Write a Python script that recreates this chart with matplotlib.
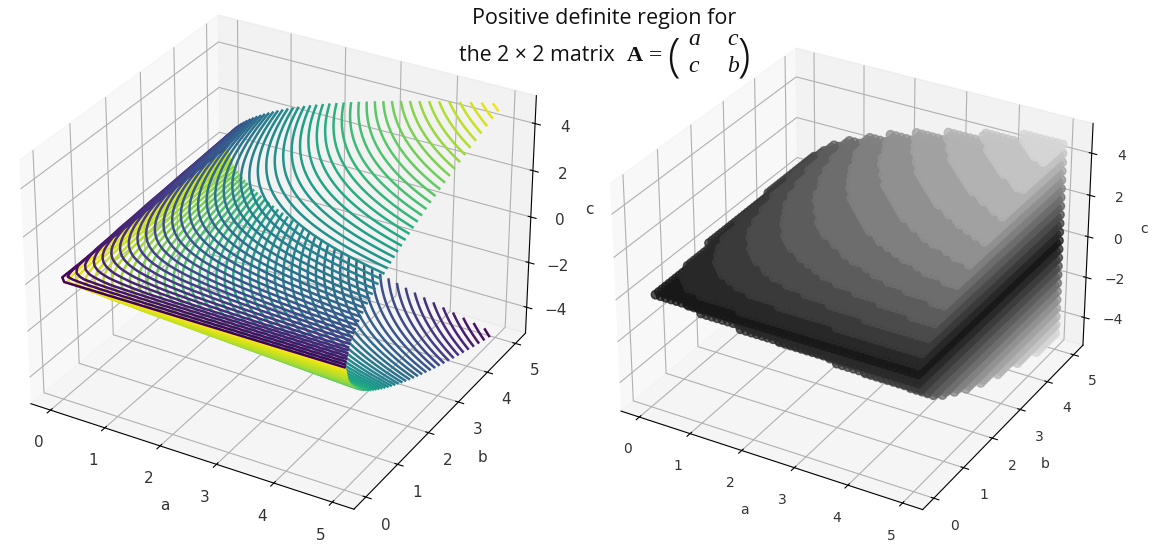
import numpy as np
import matplotlib
matplotlib.use('Agg')
import matplotlib.pyplot as plt

# axis setup
a_limits = [-0.365, 5.365]
b_limits = [-0.365, 5.365]
c_limits_left = [-5.17, 5.17]
c_limits_right = [-5.4, 5.4]
a_ticks = [0, 1, 2, 3, 4, 5]
b_ticks = [0, 1, 2, 3, 4, 5]
c_ticks = [-4, -2, 0, 2, 4]

# the surface is the boundary of the region in the title: c^2 = a*b
grid_count = 50
contour_levels = 50
c_level_count = 25

a_grid = np.linspace(0, 5, grid_count)
b_grid = np.linspace(0, 5, grid_count)
A, B = np.meshgrid(a_grid, b_grid)
C = np.sqrt(A * B)

W, H = 1159, 551
fig = plt.figure(figsize=(W / 100, H / 100), dpi=100)


def place_axes(cx, cy, size):
    ax = fig.add_axes([(cx - size / 2) / W, 1 - (cy + size / 2) / H, size / W, size / H],
                      projection='3d')
    # neighbouring axes overlap, so no white square behind the panes
    ax.patch.set_visible(False)
    return ax


def style_axes(ax, c_limits, fontsize, labelpad, c_labelpad):
    ax.set_xlim(a_limits)
    ax.set_ylim(b_limits)
    ax.set_zlim(c_limits)
    ax.set_xticks(a_ticks)
    ax.set_yticks(b_ticks)
    ax.set_zticks(c_ticks)
    ax.set_xlabel('a', fontsize=fontsize, labelpad=labelpad)
    ax.set_ylabel('b', fontsize=fontsize, labelpad=labelpad)
    ax.set_zlabel('c', fontsize=fontsize, labelpad=c_labelpad)
    ax.tick_params(labelsize=fontsize, pad=5)
    for axis in (ax.xaxis, ax.yaxis, ax.zaxis):
        for t in axis.get_ticklabels():
            t.set_color('#333333')
        axis.label.set_color('#333333')


# left: contour lines of both sheets
ax1 = place_axes(275, 258, 575)
ax1.contour3D(A, B, C, contour_levels, cmap='viridis', linewidths=1.8)
ax1.contour3D(A, B, -C, contour_levels, cmap='viridis', linewidths=1.8)
style_axes(ax1, c_limits_left, 11, 5, 5)

# right: grid points inside the region
ax2 = place_axes(849, 275, 537)
c_grid = np.linspace(-5, 5, c_level_count)
pa, pb, pc = np.meshgrid(a_grid, b_grid, c_grid)
inside = pa * pb > pc ** 2
shade = np.abs(pc[inside])
ax2.scatter(pa[inside], pb[inside], pc[inside], c=shade, cmap='gray', vmin=-0.6, vmax=5.6,
            s=38, alpha=0.75)
style_axes(ax2, c_limits_right, 10, 5, 4)


def px_text(x, y, s, size, **kw):
    kw.setdefault('ha', 'left')
    kw.setdefault('va', 'baseline')
    fig.text(x / W, 1 - y / H, s, fontsize=size, color='#111111', **kw)


# title, assembled piece by piece since mathtext has no matrix
title_font = 'Open Sans'
math_font = 'Liberation Serif'
px_text(604, 24, 'Positive definite region for', 15.5, family=title_font, ha='center')
px_text(459, 61, 'the 2 × 2 matrix', 15.3, family=title_font)
px_text(627, 61, 'A', 16, family=math_font, weight='bold')
px_text(649, 61, '=', 17, family=math_font)
px_text(667, 71, '(', 33, family=title_font, weight='light')
px_text(688, 45, 'a', 17, family=math_font, style='italic')
px_text(727, 45, 'c', 17, family=math_font, style='italic')
px_text(688, 72, 'c', 17, family=math_font, style='italic')
px_text(727, 72, 'b', 17, family=math_font, style='italic')
px_text(738, 71, ')', 33, family=title_font, weight='light')

plt.savefig('out.png', dpi=100)
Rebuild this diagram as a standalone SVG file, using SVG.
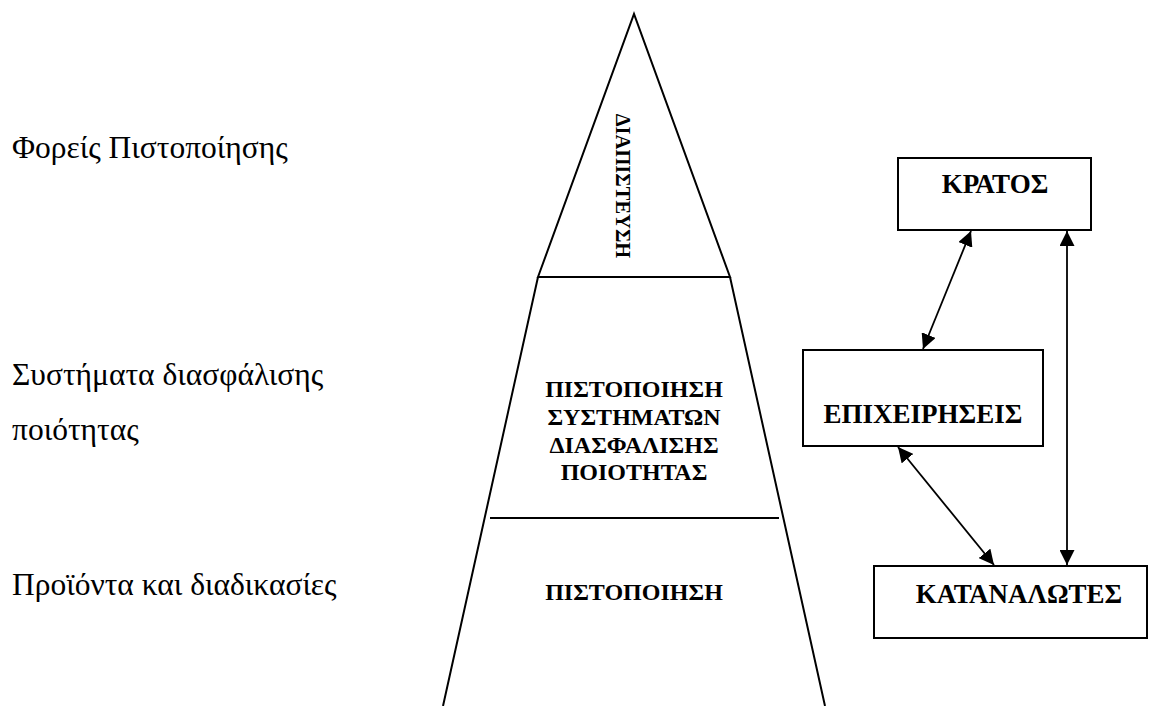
<svg xmlns="http://www.w3.org/2000/svg" width="1152" height="706" viewBox="0 0 1152 706">
  <defs>
    <style>
      .edge { fill: none; stroke: #000; stroke-width: 2; }
      .box { fill: #fff; stroke: #000; stroke-width: 2; }
      .conn { stroke: #000; stroke-width: 1.8; fill: none; marker-start: url(#head); marker-end: url(#head); }
      .label { font-family: "Liberation Serif", "DejaVu Serif", serif; font-size: 31.5px; fill: #000; }
      .bold { font-family: "Liberation Serif", "DejaVu Serif", serif; font-size: 24px; font-weight: bold; fill: #000; text-anchor: middle; }
      .actor { font-size: 27px; }
      .vertical { font-size: 20.5px; }
    </style>
    <marker id="head" viewBox="0 0 10 10" refX="10" refY="5" markerWidth="15" markerHeight="15" markerUnits="userSpaceOnUse" orient="auto-start-reverse">
      <path d="M0,0 L10,5 L0,10 z" fill="#000"/>
    </marker>
  </defs>

  <rect width="1152" height="706" fill="#fff"/>

  <!-- level captions on the left -->
  <g id="captions">
    <text class="label" x="12" y="158">Φορείς Πιστοποίησης</text>
    <text class="label" x="12" y="385">Συστήματα διασφάλισης</text>
    <text class="label" x="12" y="440">ποιότητας</text>
    <text class="label" x="12" y="595">Προϊόντα και διαδικασίες</text>
  </g>

  <!-- pyramid: apex triangle and lower trapezoid -->
  <g id="pyramid-top">
    <path class="edge" d="M538,277 L634,14 L730,277 Z"/>
    <text class="bold vertical" transform="translate(616,186) rotate(90)" x="0" y="0">ΔΙΑΠΙΣΤΕΥΣΗ</text>
  </g>
  <g id="pyramid-base">
    <path class="edge" d="M538,277 L443,706 M730,277 L825,706"/>
    <line class="edge" x1="490" y1="518" x2="779" y2="518"/>
  </g>
  <g id="pyramid-middle">
    <text class="bold" x="634" y="397">ΠΙΣΤΟΠΟΙΗΣΗ</text>
    <text class="bold" x="634" y="425">ΣΥΣΤΗΜΑΤΩΝ</text>
    <text class="bold" x="634" y="453">ΔΙΑΣΦΑΛΙΣΗΣ</text>
    <text class="bold" x="634" y="480">ΠΟΙΟΤΗΤΑΣ</text>
  </g>
  <g id="pyramid-bottom">
    <text class="bold" x="634" y="600">ΠΙΣΤΟΠΟΙΗΣΗ</text>
  </g>

  <!-- actors -->
  <g id="kratos">
    <rect class="box" x="898" y="158" width="193" height="72"/>
    <text class="bold actor" x="995" y="193">ΚΡΑΤΟΣ</text>
  </g>
  <g id="epixeiriseis">
    <rect class="box" x="803" y="350" width="240" height="96"/>
    <text class="bold actor" x="923" y="423">ΕΠΙΧΕΙΡΗΣΕΙΣ</text>
  </g>
  <g id="katanalotes">
    <rect class="box" x="874" y="566" width="273" height="72"/>
    <text class="bold actor" x="1019" y="603">ΚΑΤΑΝΑΛΩΤΕΣ</text>
  </g>

  <!-- two-way relations between actors -->
  <g id="connectors">
    <line class="conn" x1="971" y1="231" x2="923" y2="349"/>
    <line class="conn" x1="1067" y1="231" x2="1067" y2="565"/>
    <line class="conn" x1="898" y1="447" x2="994" y2="565"/>
  </g>
</svg>
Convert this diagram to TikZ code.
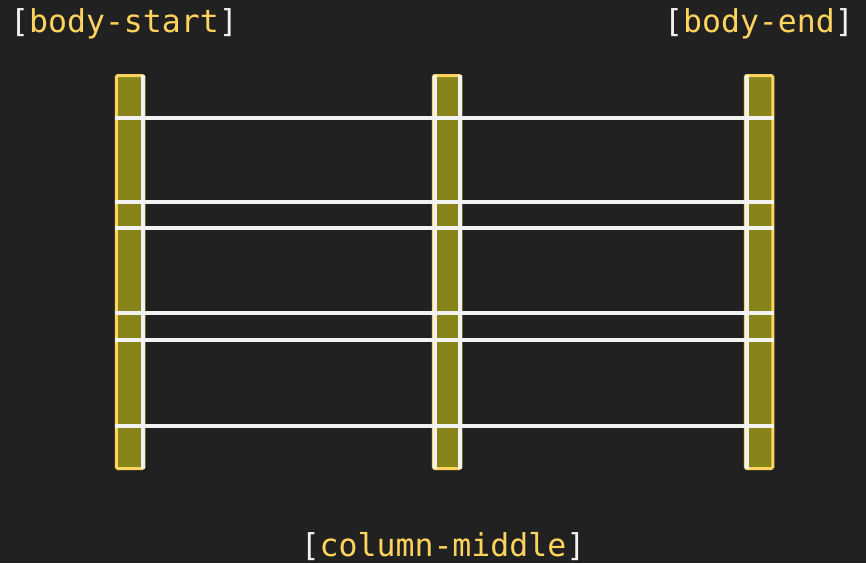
\documentclass[tikz,border=0pt]{standalone}
\usepackage{fontspec}
\setmonofont{DejaVu Sans Mono}
\definecolor{bgdark}{HTML}{212121}
\definecolor{colfill}{HTML}{878519}
\definecolor{lineyellow}{HTML}{FFD45C}
\definecolor{gridwhite}{HTML}{F2F2F2}
\newcommand{\bracketed}[1]{{\color{gridwhite}[}#1{\color{gridwhite}]}}

\begin{document}
\begin{tikzpicture}[x=1pt,y=-1pt]

    \fill[bgdark] (0,0) rectangle (866,563);
    \useasboundingbox (0,0) rectangle (866,563);

    \begin{scope}[every node/.style={draw=lineyellow,fill=colfill,line width=3pt,rounded corners=1.5pt,minimum width=27.5pt,minimum height=393pt,inner sep=0pt}]
        \node (start) at (130,272) {};
        \node (middle) at (447,272) {};
        \node (end) at (759,272) {};
    \end{scope}

    \begin{scope}[every path/.style={draw=gridwhite,line width=3.4pt}]
        \foreach \x in {143,435,460,747}
            \draw (\x,75) -- (\x,469);
        \foreach \y in {118,202,228,313,340,426}
            \draw (start.west |- 0,\y) -- (end.east |- 0,\y);
    \end{scope}

    \begin{scope}[every node/.style={text=lineyellow,inner sep=0pt,font=\fontsize{31.5}{36}\selectfont\ttfamily}]
        \node[anchor=base west] (startlabel) at (10,32.5) {\bracketed{body-start}};
        \node[anchor=base east] (endlabel) at (854,32.5) {\bracketed{body-end}};
        \node[anchor=base] (middlelabel) at (443,556) {\bracketed{column-middle}};
    \end{scope}

\end{tikzpicture}
\end{document}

____________________

Transcribe the entries from their first line to the line that holds "fig = plt.figure(figsize=(W", both included, and skip every picture.

- WRITTEN RESPONSE -
Write a Python script that recreates this chart with matplotlib.
import numpy as np
import matplotlib
matplotlib.use('Agg')
import matplotlib.pyplot as plt

# axis setup
a_limits = [-0.365, 5.365]
b_limits = [-0.365, 5.365]
c_limits_left = [-5.17, 5.17]
c_limits_right = [-5.4, 5.4]
a_ticks = [0, 1, 2, 3, 4, 5]
b_ticks = [0, 1, 2, 3, 4, 5]
c_ticks = [-4, -2, 0, 2, 4]

# the surface is the boundary of the region in the title: c^2 = a*b
grid_count = 50
contour_levels = 50
c_level_count = 25

a_grid = np.linspace(0, 5, grid_count)
b_grid = np.linspace(0, 5, grid_count)
A, B = np.meshgrid(a_grid, b_grid)
C = np.sqrt(A * B)

W, H = 1159, 551
fig = plt.figure(figsize=(W / 100, H / 100), dpi=100)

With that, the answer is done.